Your answer should be only a number: how many lines include the word "size".
########
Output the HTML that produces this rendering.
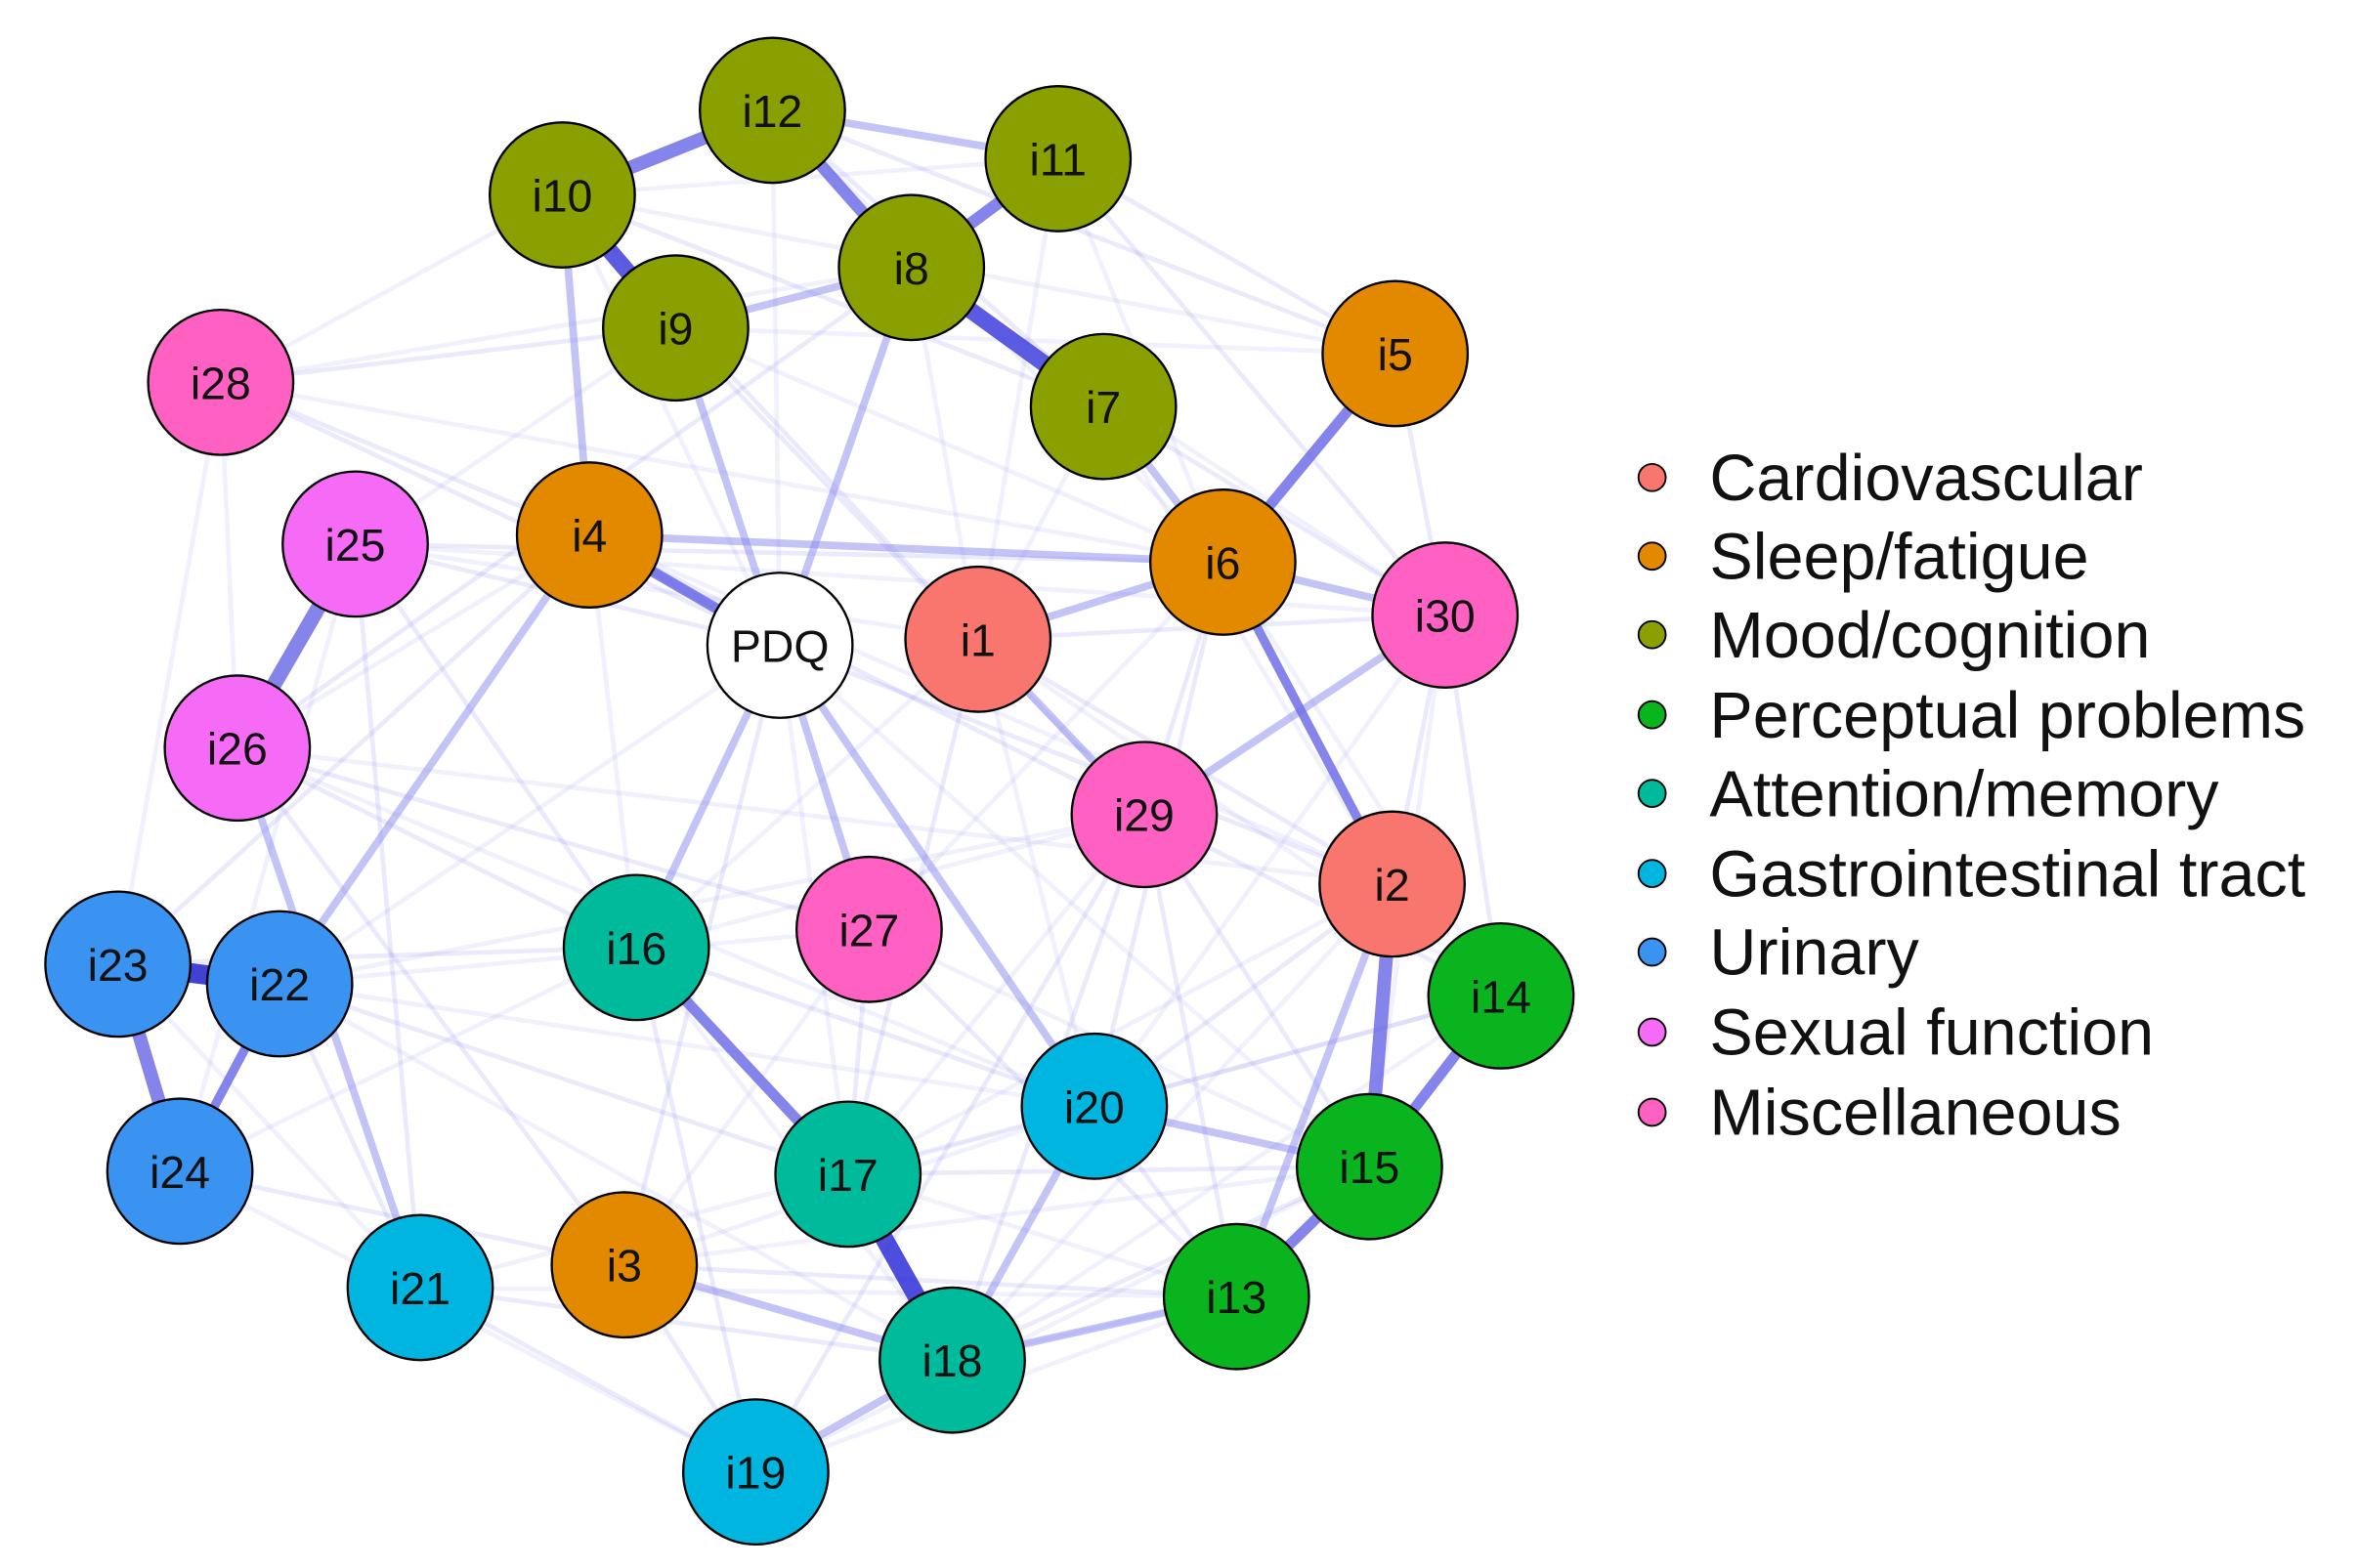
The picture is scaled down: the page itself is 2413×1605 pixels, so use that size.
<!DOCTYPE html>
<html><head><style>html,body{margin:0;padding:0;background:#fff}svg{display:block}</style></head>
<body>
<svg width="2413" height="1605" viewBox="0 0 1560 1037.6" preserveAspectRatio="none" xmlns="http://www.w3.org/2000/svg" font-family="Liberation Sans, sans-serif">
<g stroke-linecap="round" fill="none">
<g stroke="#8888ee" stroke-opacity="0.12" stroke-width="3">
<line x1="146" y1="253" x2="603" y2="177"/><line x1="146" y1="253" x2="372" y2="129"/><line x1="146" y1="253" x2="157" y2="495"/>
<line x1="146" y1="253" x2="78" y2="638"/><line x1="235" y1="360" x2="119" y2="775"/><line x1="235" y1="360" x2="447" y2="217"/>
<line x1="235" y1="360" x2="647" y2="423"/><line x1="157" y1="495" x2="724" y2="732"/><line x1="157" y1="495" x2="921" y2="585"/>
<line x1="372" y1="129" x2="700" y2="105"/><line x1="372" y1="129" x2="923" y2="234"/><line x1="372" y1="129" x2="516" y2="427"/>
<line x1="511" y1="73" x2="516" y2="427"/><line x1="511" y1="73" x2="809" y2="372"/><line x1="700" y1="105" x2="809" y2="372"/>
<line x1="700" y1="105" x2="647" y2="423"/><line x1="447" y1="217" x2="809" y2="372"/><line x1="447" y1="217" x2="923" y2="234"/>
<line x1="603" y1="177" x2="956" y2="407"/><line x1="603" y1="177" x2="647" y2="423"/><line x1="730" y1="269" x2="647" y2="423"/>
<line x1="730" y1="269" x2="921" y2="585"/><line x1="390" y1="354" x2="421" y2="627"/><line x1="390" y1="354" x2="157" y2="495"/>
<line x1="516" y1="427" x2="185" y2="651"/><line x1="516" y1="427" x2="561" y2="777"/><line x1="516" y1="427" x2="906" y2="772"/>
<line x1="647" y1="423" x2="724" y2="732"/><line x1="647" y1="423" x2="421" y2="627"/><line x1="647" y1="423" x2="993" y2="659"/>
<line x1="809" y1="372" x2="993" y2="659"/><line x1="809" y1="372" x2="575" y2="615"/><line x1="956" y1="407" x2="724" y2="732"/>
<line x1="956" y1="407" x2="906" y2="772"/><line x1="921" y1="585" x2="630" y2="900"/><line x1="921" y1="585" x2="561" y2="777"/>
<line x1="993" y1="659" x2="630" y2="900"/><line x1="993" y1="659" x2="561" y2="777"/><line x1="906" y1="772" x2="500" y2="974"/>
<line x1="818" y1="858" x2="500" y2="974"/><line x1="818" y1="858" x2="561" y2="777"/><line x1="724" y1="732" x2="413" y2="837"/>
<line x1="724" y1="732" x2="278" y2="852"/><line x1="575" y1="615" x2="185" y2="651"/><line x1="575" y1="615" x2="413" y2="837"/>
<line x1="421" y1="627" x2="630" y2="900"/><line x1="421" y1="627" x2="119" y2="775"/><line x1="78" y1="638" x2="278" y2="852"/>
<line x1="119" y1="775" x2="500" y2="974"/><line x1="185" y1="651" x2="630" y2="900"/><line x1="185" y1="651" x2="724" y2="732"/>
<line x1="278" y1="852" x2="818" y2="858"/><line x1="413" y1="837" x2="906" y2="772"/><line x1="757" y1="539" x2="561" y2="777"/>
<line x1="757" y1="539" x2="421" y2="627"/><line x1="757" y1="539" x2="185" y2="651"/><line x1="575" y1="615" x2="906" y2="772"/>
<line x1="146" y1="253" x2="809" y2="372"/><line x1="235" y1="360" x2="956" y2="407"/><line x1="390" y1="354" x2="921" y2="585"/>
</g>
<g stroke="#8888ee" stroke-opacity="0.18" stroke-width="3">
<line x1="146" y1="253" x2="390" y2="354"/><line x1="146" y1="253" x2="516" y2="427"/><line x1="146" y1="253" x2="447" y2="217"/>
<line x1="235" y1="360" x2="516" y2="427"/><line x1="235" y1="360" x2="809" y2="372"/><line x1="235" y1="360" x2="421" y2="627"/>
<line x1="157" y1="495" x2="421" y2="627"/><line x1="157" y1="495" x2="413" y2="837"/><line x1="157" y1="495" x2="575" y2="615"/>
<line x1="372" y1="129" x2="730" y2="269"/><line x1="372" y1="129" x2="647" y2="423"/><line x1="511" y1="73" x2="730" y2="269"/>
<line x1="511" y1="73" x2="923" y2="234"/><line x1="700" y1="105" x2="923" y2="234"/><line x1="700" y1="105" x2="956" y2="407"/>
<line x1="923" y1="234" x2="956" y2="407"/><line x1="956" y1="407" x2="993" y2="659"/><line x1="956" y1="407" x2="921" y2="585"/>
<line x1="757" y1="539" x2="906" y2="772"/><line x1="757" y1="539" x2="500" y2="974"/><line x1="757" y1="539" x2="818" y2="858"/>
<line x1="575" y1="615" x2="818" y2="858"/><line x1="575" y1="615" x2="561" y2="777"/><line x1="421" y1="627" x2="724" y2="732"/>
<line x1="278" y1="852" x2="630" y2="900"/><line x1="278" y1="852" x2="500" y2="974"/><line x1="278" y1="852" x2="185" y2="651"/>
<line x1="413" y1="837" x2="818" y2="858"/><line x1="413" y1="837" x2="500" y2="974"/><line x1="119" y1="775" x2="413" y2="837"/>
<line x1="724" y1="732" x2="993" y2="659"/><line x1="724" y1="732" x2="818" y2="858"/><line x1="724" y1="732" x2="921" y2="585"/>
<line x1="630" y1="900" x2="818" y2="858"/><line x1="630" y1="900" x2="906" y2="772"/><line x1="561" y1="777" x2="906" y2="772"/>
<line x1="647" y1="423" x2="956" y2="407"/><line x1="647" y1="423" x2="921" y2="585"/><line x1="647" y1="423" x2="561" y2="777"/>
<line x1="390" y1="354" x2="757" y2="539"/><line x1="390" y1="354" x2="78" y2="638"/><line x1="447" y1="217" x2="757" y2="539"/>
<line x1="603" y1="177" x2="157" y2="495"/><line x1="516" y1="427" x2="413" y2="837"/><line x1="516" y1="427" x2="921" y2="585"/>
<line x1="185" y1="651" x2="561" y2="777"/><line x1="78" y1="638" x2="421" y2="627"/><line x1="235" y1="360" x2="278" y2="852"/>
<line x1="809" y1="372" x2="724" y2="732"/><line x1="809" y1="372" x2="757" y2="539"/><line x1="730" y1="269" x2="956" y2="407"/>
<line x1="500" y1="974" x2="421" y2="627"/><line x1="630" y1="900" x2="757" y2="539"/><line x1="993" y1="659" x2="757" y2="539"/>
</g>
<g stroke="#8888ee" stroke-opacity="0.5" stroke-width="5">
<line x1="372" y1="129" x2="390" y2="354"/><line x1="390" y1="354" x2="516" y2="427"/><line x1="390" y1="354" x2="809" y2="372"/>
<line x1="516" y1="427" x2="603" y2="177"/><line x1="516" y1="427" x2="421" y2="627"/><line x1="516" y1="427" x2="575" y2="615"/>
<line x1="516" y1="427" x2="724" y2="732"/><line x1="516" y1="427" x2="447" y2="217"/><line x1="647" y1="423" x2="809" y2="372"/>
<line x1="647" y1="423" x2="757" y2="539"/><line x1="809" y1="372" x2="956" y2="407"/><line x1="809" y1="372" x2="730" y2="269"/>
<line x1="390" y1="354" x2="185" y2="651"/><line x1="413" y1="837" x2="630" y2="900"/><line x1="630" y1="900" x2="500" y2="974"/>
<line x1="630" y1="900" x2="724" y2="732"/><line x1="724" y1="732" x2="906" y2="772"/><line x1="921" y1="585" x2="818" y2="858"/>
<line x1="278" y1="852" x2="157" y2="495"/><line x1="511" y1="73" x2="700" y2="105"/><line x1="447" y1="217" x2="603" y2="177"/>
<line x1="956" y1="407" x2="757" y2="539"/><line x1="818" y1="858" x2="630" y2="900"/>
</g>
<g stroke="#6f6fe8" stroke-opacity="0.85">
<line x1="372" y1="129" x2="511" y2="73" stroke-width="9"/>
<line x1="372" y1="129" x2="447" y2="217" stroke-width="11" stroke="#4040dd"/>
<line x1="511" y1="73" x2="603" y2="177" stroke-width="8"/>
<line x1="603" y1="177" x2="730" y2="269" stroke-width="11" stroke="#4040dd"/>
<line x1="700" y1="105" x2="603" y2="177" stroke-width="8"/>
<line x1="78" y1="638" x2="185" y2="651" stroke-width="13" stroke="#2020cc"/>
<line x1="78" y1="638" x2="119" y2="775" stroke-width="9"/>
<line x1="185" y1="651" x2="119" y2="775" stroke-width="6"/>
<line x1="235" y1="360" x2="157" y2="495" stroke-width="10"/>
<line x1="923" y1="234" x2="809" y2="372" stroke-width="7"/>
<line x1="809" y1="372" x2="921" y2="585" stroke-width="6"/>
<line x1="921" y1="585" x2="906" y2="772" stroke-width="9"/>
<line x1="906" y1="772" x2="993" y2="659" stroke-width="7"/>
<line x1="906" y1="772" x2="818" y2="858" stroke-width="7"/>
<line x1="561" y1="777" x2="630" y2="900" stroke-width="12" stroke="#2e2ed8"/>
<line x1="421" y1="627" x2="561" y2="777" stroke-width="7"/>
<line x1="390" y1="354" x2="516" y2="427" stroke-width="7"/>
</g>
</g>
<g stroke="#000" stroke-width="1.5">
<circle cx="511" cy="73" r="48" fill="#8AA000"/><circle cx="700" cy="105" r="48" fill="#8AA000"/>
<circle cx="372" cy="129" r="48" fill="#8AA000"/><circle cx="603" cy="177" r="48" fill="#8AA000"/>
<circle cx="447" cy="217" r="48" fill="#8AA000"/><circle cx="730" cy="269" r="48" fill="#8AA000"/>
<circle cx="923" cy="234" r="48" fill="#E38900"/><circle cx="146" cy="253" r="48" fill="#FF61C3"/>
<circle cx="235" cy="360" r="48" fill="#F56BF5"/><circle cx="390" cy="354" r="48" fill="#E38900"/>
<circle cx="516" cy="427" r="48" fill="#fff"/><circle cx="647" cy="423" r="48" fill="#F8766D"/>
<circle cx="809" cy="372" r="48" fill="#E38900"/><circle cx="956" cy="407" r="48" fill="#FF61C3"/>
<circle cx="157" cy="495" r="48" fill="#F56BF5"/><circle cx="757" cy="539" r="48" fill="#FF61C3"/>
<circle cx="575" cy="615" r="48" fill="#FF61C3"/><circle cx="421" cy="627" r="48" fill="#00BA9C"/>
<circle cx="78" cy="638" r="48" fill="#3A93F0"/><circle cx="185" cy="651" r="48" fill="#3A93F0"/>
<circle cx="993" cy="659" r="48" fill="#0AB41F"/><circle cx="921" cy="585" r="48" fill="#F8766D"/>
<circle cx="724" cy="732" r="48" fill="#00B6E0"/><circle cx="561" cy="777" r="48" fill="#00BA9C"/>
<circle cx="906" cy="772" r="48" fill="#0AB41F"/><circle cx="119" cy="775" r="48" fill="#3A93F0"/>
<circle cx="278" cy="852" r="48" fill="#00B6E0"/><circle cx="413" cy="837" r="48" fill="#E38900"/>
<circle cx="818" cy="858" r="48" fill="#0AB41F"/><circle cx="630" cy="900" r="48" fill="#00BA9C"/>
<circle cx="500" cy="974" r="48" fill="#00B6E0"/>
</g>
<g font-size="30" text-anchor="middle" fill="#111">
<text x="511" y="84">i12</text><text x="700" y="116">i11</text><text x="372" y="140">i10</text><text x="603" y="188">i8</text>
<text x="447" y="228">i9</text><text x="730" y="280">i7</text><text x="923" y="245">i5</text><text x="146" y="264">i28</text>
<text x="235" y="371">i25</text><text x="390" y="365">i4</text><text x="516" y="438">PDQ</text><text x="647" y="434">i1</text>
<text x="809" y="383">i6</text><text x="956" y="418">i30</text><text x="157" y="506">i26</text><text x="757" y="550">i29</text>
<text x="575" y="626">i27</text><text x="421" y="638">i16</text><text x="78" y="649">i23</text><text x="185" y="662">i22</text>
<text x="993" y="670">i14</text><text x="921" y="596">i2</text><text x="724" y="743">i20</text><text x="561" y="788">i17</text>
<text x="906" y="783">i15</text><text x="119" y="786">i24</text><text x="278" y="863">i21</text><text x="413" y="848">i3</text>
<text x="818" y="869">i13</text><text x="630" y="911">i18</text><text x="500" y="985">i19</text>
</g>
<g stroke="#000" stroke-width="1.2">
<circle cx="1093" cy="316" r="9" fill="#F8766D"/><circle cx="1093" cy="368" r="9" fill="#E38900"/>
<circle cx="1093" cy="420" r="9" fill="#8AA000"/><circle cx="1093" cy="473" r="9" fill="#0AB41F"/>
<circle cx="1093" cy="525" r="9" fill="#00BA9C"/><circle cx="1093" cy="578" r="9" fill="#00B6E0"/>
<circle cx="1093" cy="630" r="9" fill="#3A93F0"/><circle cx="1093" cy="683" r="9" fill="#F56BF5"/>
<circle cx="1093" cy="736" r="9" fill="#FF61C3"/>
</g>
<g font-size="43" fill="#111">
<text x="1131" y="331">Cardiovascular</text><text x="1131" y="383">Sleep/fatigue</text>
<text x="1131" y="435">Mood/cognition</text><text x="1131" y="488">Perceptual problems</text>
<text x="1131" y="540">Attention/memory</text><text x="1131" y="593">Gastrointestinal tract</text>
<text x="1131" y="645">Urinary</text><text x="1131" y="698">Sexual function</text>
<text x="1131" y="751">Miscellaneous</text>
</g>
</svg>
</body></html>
########
> Reply:
3